Despite all of the short-term uncertainty, though, now could be an incredibly opportunistic time to be investing. The TSX is loaded with high-quality stocks trading at bargain prices that we haven’t witnessed in years.
The losses and volatility may continue in the near term, but there’s enough historical data to feel confident that it’s only a matter of time before the stock market rebounds.
If you’ve got time on your side, I’ve reviewed three Canadian stocks that should be on your watch list today. Together, the basket of market-leading companies has the potential to be long-term winners for Canadian investors.
Brookfield Renewable Partners
I’d strongly recommend to any long-term investor to give serious consideration to investing in the renewable energy space. After a strong couple of years, the green energy space has hit a rough patch that started back in early 2021. Today, there are several market-leading renewable energy stocks on the TSX trading that are trading at must-buy prices.

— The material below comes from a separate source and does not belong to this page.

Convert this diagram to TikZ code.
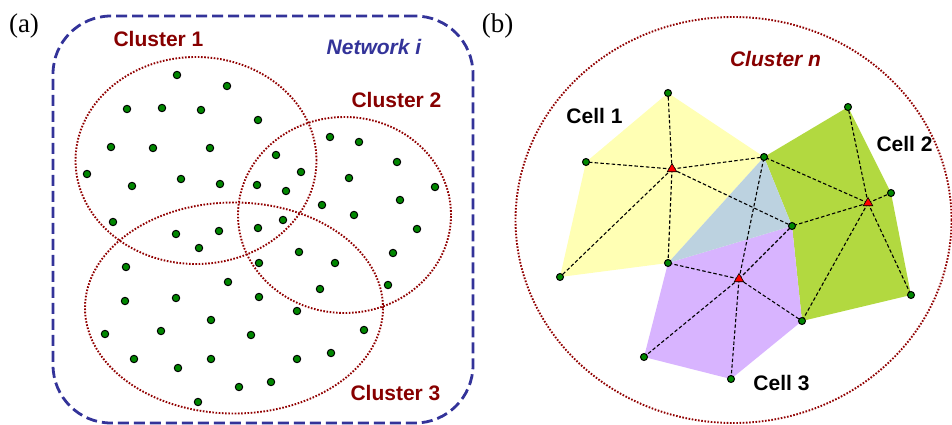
\documentclass[tikz,border=0pt]{standalone}
\usepackage{fontspec}
\setmainfont{Liberation Serif}
\newfontfamily\labfont{Liberation Sans}
\usetikzlibrary{shapes.geometric}
\pgfdeclarelayer{background}
\pgfsetlayers{background,main}
\definecolor{clred}{RGB}{135,0,0}
\definecolor{elred}{RGB}{145,0,0}
\definecolor{netblue}{RGB}{51,51,153}
\definecolor{dotgreen}{RGB}{0,135,0}
\definecolor{cellyellow}{RGB}{255,255,180}
\definecolor{cellgreen}{RGB}{178,217,64}
\definecolor{cellpurple}{RGB}{216,180,255}
\definecolor{cellblue}{RGB}{188,210,224}
\begin{document}
\begin{tikzpicture}[x=1pt,y=-1pt,
  dot/.style={circle,draw=black,fill=dotgreen,line width=1pt,inner sep=0pt,minimum size=7.4pt},
  sdot/.style={dot,minimum size=7pt},
  tri/.style={regular polygon,regular polygon sides=3,draw=black,fill=red,line width=0.6pt,inner sep=0pt,minimum size=11pt},
  clell/.style={ellipse,draw=elred,line width=1.9pt,dash pattern=on 1.6pt off 1.6pt,inner sep=0pt},
  netframe/.style={draw=netblue,line width=2.8pt,dash pattern=on 11pt off 5pt,rounded corners=58pt,inner sep=0pt},
  cllab/.style={font=\labfont\bfseries\fontsize{21}{24}\selectfont,text=clred,anchor=base,inner sep=0pt},
  celllab/.style={font=\labfont\bfseries\fontsize{21}{24}\selectfont,text=black,anchor=base,inner sep=0pt},
  panellab/.style={font=\fontsize{27}{30}\selectfont,anchor=base,inner sep=0pt},
  link/.style={black,line width=1.1pt,dash pattern=on 3.5pt off 2.2pt}]
\useasboundingbox (0,0) rectangle (952,425);

% ---------- panel (a) ----------
\node[panellab] (la) at (24,33) {(a)};
\node[netframe,minimum width=420pt,minimum height=407pt] (net) at (263,219.5) {};
\node[clell,minimum width=241pt,minimum height=207pt] (c1) at (196,160.5) {};
\node[clell,minimum width=213pt,minimum height=196pt] (c2) at (344.5,215) {};
\node[clell,minimum width=298pt,minimum height=211pt] (c3) at (234,308) {};
\node[cllab] (lc1) at (158.5,47) {Cluster 1};
\node[cllab] (lc2) at (396.5,107) {Cluster 2};
\node[cllab] (lc3) at (395.5,400) {Cluster 3};
\node[cllab,text=netblue,font=\labfont\bfseries\itshape\fontsize{21}{24}\selectfont] (lnet) at (374,55) {Network i};
\foreach \p [count=\i] in {(177,75),(227,86),(127,109),(162,108),(201,110),(258,120),(111,147),(153,148),(210,148),(276,155),(87,174),(132,186),(181,179),(220,184),(301,172),(257,185),(286,191),(330,137),(359,142),(397,162),(349,178),(435,187),(400,200),(322,205),
(113,222),(176,234),(199,248),(219,231),(258,228),(283,220),(354,215),(417,229),(126,267),(259,263),(299,252),(335,263),(393,253),(228,282),(125,301),(176,298),(259,297),(320,289),(388,285),(297,311),(211,320),(105,334),(161,331),(251,335),(364,330),(134,359),(178,368),(211,359),(297,359),(331,353),(239,387),(271,382),(198,402)}
  \node[dot] (a\i) at \p {};

% ---------- panel (b) ----------
\node[panellab] (lb) at (497.5,33) {(b)};
\node[clell,minimum width=436pt,minimum height=406pt] (cn) at (733.5,220) {};
\node[cllab,font=\labfont\bfseries\itshape\fontsize{21}{24}\selectfont] (lcn) at (775.5,67) {Cluster n};
\node[celllab] (cell1) at (594.5,124) {Cell 1};
\node[celllab] (cell2) at (904.5,151) {Cell 2};
\node[celllab] (cell3) at (781.5,390) {Cell 3};

\node[sdot] (p1) at (668,93) {};
\node[sdot] (p2) at (848,107) {};
\node[sdot] (p3) at (586,162) {};
\node[sdot] (p4) at (764,157) {};
\node[sdot] (p5) at (891,193) {};
\node[sdot] (p6) at (792,226) {};
\node[sdot] (p7) at (668,263) {};
\node[sdot] (p8) at (560,277) {};
\node[sdot] (p9) at (911,295) {};
\node[sdot] (p10) at (802,321) {};
\node[sdot] (p11) at (644,357) {};
\node[sdot] (p12) at (731,379) {};
\node[tri] (t1) at (672,169) {};
\node[tri] (t2) at (868,203) {};
\node[tri] (t3) at (739,279) {};

\begin{pgfonlayer}{background}
  \fill[cellyellow] (p1.center) -- (p4.center) -- (p7.center) -- (p8.center) -- (p3.center) -- cycle;
  \fill[cellgreen] (p4.center) -- (p2.center) -- (p5.center) -- (p9.center) -- (p10.center) -- (p6.center) -- cycle;
  \fill[cellpurple] (p7.center) -- (p6.center) -- (p10.center) -- (p12.center) -- (p11.center) -- cycle;
  \fill[cellblue] (p4.center) -- (p6.center) -- (p7.center) -- cycle;
  \foreach \q in {p1,p3,p4,p6,p7,p8} \draw[link] (t1.center) -- (\q.center);
  \foreach \q in {p2,p4,p5,p6,p9,p10} \draw[link] (t2.center) -- (\q.center);
  \foreach \q in {p4,p6,p7,p10,p11,p12} \draw[link] (t3.center) -- (\q.center);
\end{pgfonlayer}
\end{tikzpicture}
\end{document}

At a market cap of more than $20 billion, Brookfield Renewable Partners (TSX:BEP.UN) is not only a Canadian but a global renewable energy leader. The company boasts a wide-ranging portfolio of green energy solutions.

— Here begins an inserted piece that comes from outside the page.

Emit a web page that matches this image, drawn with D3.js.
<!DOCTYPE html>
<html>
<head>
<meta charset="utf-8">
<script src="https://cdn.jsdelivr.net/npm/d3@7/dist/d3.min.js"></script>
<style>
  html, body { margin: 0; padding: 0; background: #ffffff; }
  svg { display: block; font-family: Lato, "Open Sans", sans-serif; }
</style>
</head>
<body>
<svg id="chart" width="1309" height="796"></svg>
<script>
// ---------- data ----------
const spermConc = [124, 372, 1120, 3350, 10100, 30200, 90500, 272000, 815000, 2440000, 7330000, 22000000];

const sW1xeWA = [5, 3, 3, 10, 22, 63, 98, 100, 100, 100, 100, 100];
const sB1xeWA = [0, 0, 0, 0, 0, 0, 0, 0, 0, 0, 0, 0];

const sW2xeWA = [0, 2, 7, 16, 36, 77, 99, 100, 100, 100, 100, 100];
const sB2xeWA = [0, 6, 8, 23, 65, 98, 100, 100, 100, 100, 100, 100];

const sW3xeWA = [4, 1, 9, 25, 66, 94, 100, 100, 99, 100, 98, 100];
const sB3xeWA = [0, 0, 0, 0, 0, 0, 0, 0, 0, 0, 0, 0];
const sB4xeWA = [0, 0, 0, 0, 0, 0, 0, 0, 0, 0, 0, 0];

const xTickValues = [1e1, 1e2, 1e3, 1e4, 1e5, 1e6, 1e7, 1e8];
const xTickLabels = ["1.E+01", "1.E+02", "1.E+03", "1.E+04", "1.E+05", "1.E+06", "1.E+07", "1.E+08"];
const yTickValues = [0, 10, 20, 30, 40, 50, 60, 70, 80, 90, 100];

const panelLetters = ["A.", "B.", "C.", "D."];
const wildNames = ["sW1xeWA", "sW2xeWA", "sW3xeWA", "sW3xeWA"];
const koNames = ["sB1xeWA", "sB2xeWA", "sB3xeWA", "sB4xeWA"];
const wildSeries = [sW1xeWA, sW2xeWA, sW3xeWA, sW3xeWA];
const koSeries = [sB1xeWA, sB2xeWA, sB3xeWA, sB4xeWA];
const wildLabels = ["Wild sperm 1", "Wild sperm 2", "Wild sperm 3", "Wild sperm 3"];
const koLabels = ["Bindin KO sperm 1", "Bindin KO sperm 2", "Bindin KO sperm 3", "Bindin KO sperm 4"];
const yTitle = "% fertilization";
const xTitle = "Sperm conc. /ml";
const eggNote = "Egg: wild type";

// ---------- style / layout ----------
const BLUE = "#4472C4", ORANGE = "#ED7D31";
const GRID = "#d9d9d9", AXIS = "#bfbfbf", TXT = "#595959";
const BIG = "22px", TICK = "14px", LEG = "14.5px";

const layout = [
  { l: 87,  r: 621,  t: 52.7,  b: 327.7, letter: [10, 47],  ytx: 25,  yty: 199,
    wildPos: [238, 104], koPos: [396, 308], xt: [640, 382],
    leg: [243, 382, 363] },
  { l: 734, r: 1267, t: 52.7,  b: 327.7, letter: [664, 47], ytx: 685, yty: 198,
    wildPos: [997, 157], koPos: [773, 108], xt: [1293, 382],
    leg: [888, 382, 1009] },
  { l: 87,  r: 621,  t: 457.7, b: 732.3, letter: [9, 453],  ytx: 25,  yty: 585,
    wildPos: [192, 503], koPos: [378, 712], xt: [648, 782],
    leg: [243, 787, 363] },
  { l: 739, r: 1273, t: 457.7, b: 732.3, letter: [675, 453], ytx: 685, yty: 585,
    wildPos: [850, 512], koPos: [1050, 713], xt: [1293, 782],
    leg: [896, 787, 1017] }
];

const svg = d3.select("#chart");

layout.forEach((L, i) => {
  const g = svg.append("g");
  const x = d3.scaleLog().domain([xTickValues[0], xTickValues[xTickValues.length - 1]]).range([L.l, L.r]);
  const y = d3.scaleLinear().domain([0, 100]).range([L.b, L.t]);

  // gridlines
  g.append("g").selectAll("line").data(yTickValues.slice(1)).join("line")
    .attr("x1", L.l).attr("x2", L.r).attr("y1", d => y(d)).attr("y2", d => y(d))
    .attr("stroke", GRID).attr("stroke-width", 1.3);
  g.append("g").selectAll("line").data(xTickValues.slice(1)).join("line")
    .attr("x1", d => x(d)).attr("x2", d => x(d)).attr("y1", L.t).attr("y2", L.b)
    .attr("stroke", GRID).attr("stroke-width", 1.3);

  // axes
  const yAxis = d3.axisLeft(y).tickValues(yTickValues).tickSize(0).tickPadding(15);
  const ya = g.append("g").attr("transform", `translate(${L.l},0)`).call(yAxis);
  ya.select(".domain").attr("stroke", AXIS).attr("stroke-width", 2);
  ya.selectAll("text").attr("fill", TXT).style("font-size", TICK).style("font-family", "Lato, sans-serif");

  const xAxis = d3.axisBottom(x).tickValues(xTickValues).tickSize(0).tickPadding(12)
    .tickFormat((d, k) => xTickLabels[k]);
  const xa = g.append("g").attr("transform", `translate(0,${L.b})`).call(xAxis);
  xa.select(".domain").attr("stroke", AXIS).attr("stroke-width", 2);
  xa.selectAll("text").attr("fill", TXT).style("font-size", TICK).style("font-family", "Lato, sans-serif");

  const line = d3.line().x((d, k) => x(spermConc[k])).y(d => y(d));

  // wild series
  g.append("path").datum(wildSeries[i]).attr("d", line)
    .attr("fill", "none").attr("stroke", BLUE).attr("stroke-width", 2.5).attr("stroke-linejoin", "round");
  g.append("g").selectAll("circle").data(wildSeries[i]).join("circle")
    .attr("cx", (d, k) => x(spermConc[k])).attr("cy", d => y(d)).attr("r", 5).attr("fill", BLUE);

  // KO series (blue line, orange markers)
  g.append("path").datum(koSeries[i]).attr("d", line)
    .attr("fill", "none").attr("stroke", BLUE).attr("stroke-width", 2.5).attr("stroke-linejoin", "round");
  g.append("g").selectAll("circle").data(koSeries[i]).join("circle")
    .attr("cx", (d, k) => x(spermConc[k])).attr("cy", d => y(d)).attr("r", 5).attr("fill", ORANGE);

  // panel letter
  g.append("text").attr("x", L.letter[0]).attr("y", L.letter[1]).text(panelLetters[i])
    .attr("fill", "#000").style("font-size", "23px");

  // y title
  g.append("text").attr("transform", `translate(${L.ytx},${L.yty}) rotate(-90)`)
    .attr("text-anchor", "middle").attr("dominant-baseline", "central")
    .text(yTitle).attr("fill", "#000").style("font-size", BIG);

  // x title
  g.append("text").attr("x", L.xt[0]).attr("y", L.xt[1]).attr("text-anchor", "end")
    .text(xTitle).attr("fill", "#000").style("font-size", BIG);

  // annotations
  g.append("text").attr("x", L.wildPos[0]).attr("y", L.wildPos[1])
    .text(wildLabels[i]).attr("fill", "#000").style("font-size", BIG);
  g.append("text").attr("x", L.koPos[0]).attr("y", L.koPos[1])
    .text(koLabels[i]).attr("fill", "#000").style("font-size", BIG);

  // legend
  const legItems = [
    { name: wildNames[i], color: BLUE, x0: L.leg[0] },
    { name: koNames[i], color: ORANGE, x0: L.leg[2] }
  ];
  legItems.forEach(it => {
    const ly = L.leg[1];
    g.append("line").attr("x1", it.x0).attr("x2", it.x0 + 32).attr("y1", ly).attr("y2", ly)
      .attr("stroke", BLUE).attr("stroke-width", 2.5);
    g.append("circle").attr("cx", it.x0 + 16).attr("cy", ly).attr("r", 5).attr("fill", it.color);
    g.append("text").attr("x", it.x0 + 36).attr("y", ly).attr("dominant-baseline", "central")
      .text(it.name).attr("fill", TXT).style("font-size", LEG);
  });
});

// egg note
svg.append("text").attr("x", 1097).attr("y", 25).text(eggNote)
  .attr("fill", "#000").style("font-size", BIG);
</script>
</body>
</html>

Excluding dividends, shares of the energy stock are down nearly 50% from all-time highs set at the beginning of 2021. Still, the stock has more than doubled the returns of the Canadian stock market over the past five years.
If you’re looking for just one stock to own in the growing renewable energy sector, you cannot go wrong with Brookfield Renewable Partners.
Shopify
Along with many other high-flying tech stocks, shares of Shopify (TSX:SHOP) came crashing down in 2022. The growth stock dropped nearly 70% last year and is now trading close to 80% below all-time highs set in late 2021.

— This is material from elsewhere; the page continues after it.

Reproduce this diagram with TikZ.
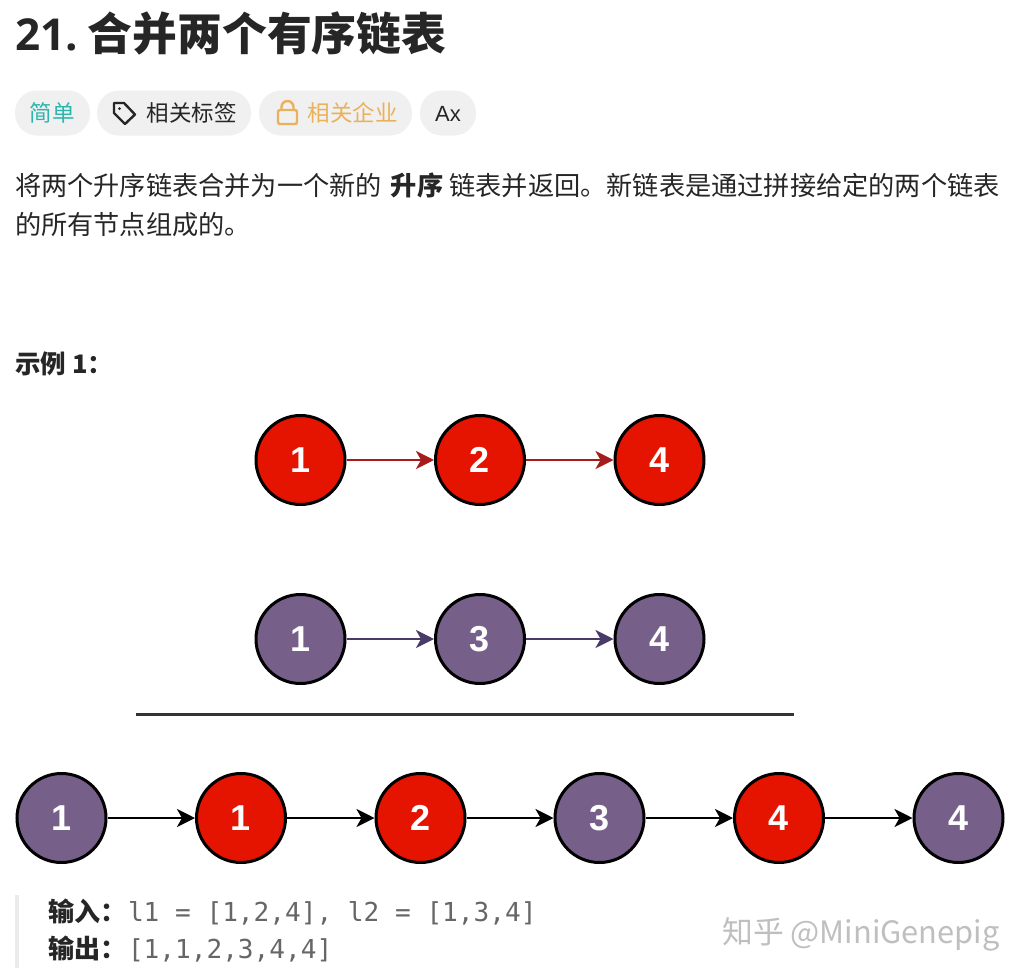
\documentclass[tikz,border=0pt]{standalone}
\usepackage{fontspec}
\usetikzlibrary{arrows.meta}
\setmainfont{Noto Sans CJK SC}
\newfontfamily\latinfont{Open Sans}
\newfontfamily\arialfont{Liberation Sans}
\newfontfamily\codefont{DejaVu Sans Mono}
\newcommand{\fsize}[1]{\fontsize{#1}{#1}\selectfont}
\definecolor{listred}{HTML}{E51400}
\definecolor{listpurple}{HTML}{76608A}
\definecolor{arrowred}{HTML}{A61C1C}
\definecolor{arrowpurple}{HTML}{4A3A68}
\definecolor{chipgray}{HTML}{F0F0F0}
\definecolor{inktext}{HTML}{262626}
\definecolor{teal}{HTML}{2DB5AD}
\definecolor{lockgold}{HTML}{E9B25A}
\tikzset{
  listnode/.style={circle,draw=black,line width=3pt,minimum size=89pt,inner sep=0pt,text=white,font=\arialfont\bfseries\fsize{36}},
  rednode/.style={listnode,fill=listred},
  purplenode/.style={listnode,fill=listpurple},
  link/.style={line width=2.6pt,-{Stealth[length=18pt,width=18pt,inset=5pt]}},
  chip/.style={rounded corners=22pt,fill=chipgray,inner sep=0pt,minimum height=45pt},
  label/.style={anchor=base west,inner sep=0pt,text=inktext},
  bodytext/.style={label,font=\fsize{26.2}},
  chiptext/.style={anchor=base,inner sep=0pt,font=\fsize{22.5}},
  codeline/.style={label,font=\fsize{26.1}}
}
\begin{document}
\begin{tikzpicture}[x=1pt,y=-1pt]
  \useasboundingbox (0,0) rectangle (1026,980);
  \fill[white] (0,0) rectangle (1026,980);

  \node[label,font=\bfseries\fsize{44.8}] (title) at (15,50) {{\latinfont\fsize{44}21.}\hspace{10pt}合并两个有序链表};

  \node[chip,minimum width=75pt] (easy) at (52.5,113) {};
  \node[chip,minimum width=154pt] (tags) at (174,113) {};
  \node[chip,minimum width=153pt] (firms) at (335.5,113) {};
  \node[chip,minimum width=56pt] (lang) at (448,113) {};
  \node[chiptext,text=teal] (easytext) at (52.5,121) {简单};
  \node[chiptext,text=inktext] (tagstext) at (191.5,121) {相关标签};
  \node[chiptext,text=lockgold] (firmstext) at (352.5,121) {相关企业};
  \node[chiptext,text=inktext,font=\arialfont\fsize{22}] (langtext) at (448,121) {Ax};
  \draw[inktext,line width=2.4pt,line join=round] (114,108) -- (114,103) -- (124,103) -- (135,114.5) -- (125,124) -- (114,113) -- cycle;
  \fill[inktext] (119.5,108.5) circle (1.5pt);
  \draw[lockgold,line width=2.4pt,rounded corners=2pt] (278,110) rectangle (297,124);
  \draw[lockgold,line width=2.4pt] (281.5,110) -- (281.5,107) arc[start angle=180,end angle=0,radius=6pt] -- (293.5,110);

  \node[bodytext] (introa) at (15,195) {将两个升序链表合并为一个新的\hspace{9pt}\textbf{升序}\hspace{6.2pt}链表并返回。新链表是通过拼接给定的两个链表};
  \node[bodytext] (introb) at (15,234) {的所有节点组成的。};
  \node[label,font=\bfseries\fsize{25.5}] (example) at (15,373) {示例 1：};

  \node[rednode] (ra) at (300.5,460) {1};
  \node[rednode] (rb) at (480,460) {2};
  \node[rednode] (rc) at (659.5,460) {4};
  \draw[link,arrowred] (ra) -- (rb);
  \draw[link,arrowred] (rb) -- (rc);

  \node[purplenode] (pa) at (300.5,639) {1};
  \node[purplenode] (pb) at (480,639) {3};
  \node[purplenode] (pc) at (659.5,639) {4};
  \draw[link,arrowpurple] (pa) -- (pb);
  \draw[link,arrowpurple] (pb) -- (pc);

  \coordinate (ruleleft) at (136,714);
  \coordinate (ruleright) at (794,714);
  \draw[line width=3pt,color=black!80] (ruleleft) -- (ruleright);

  \node[purplenode] (ma) at (61.5,818) {1};
  \node[rednode] (mb) at (241,818) {1};
  \node[rednode] (mc) at (420.5,818) {2};
  \node[purplenode] (md) at (599.5,818) {3};
  \node[rednode] (me) at (779,818) {4};
  \node[purplenode] (mf) at (958.5,818) {4};
  \foreach \from/\to in {ma/mb,mb/mc,mc/md,md/me,me/mf}
    \draw[link,black] (\from) -- (\to);

  \fill[black!8] (15,895) rectangle (19,968);
  \node[codeline] (input) at (48,921) {\textbf{输入：}\hspace{1.5pt}{\codefont\color{black!60}\fsize{26.1}l1 = [1,2,4], l2 = [1,3,4]}};
  \node[codeline] (output) at (48,958) {\textbf{输出：}\hspace{1.5pt}{\codefont\color{black!60}\fsize{26.1}[1,1,2,3,4,4]}};
  \node[label,text=black!25,font=\fsize{30.8}] (mark) at (722,943) {知乎 @MiniGenepig};
\end{tikzpicture}
\end{document}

The sudden increase in interest rates is one reason we witnessed a massive selloff in growth stocks in 2022, particularly in the tech sector. Fortunately, though, despite share prices plummeting, the businesses themselves of many of those beaten-down tech stocks remain in excellent shape, including Shopify.
Growth investors with a long-term time horizon won’t want to miss out on this once-in-a-lifetime buying opportunity.
Fortis
To balance out the first two growth-oriented stocks in this basket I’ve included a dependable dividend-paying utility stock.
There’s not a whole lot to get excited about with Fortis (TSX:FTS). The $26 billion company is a Canadian-leading utility provider that also has operations spread across the U.S.
If you’re going to own high-growth companies like Shopify, you’d be wise to own shares of a dependable company like Fortis.
The utility stock won’t be able to consistently deliver market-beating returns, but it can help keep your portfolio afloat during inevitable bear markets.
In addition to that, Fortis’s annual dividend of $2.26 per share is good enough for a yield above 4% at today’s stock price.